Reasoning for Denying Summary Judgment on Warehouse Receipts
The court also denied LMD's motion for summary judgment concerning the warehouse receipts based on the failure to establish causation related to the damages claimed. Although the court agreed that Mercer's receipts did not meet the statutory requirements by omitting essential terms, LMD needed to demonstrate that this omission directly caused damages. The court emphasized that the law does not provide automatic relief for all damages resulting from a storage dispute; LMD was required to prove that the lack of essential terms on the receipts was the direct cause of its alleged damages. As LMD did not provide sufficient evidence to establish this link, the court concluded that material questions of fact remained, preventing a summary judgment in favor of LMD on this claim.
Reasoning for Denying Summary Judgment on Warehouseman's Lien
In addressing LMD's argument regarding the reasonableness of Mercer's assertion of a warehouseman's lien, the court found that LMD failed to provide sufficient legal authority to support its claim. While LMD contended that it was unreasonable for Mercer to withhold property valued at $1,600,000 to secure an alleged debt of $38,266.56, the court noted that the reasonableness of the value of property withheld under a lien is not necessarily a question of law that could be resolved at the summary judgment stage. The court indicated that this issue involves factual determinations that should be resolved at trial, where evidence could be presented to assess the reasonableness of Mercer's actions. Consequently, the court denied LMD's motion for summary judgment on this issue as well.
Reasoning for Denying Summary Judgment on Washington CPA Claims
Lastly, the court addressed LMD's claims under the Washington Consumer Protection Act (CPA) and found that there were unresolved factual questions that precluded a grant of summary judgment.
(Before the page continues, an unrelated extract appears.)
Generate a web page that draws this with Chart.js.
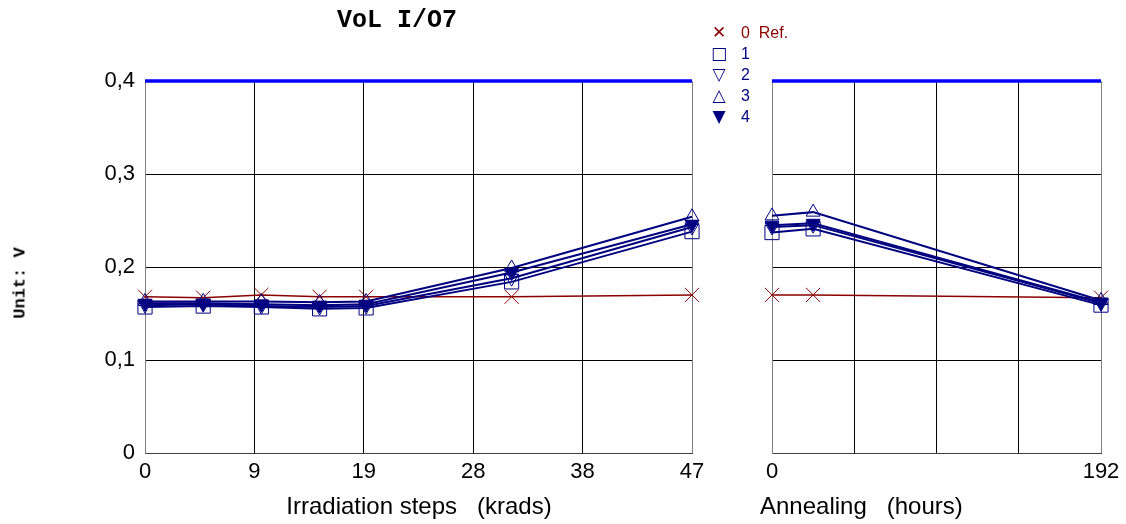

The court outlined the five elements necessary to establish a CPA violation, noting that LMD had not adequately demonstrated that Mercer engaged in unfair or deceptive acts. Given the existence of material questions of fact regarding Mercer's conduct and whether it could be deemed unfair or deceptive, the court concluded that LMD had not met its burden of proof. As a result, the court denied LMD's motion for summary judgment on its CPA claims, indicating that these issues would need to be evaluated further in light of the evidence presented at trial.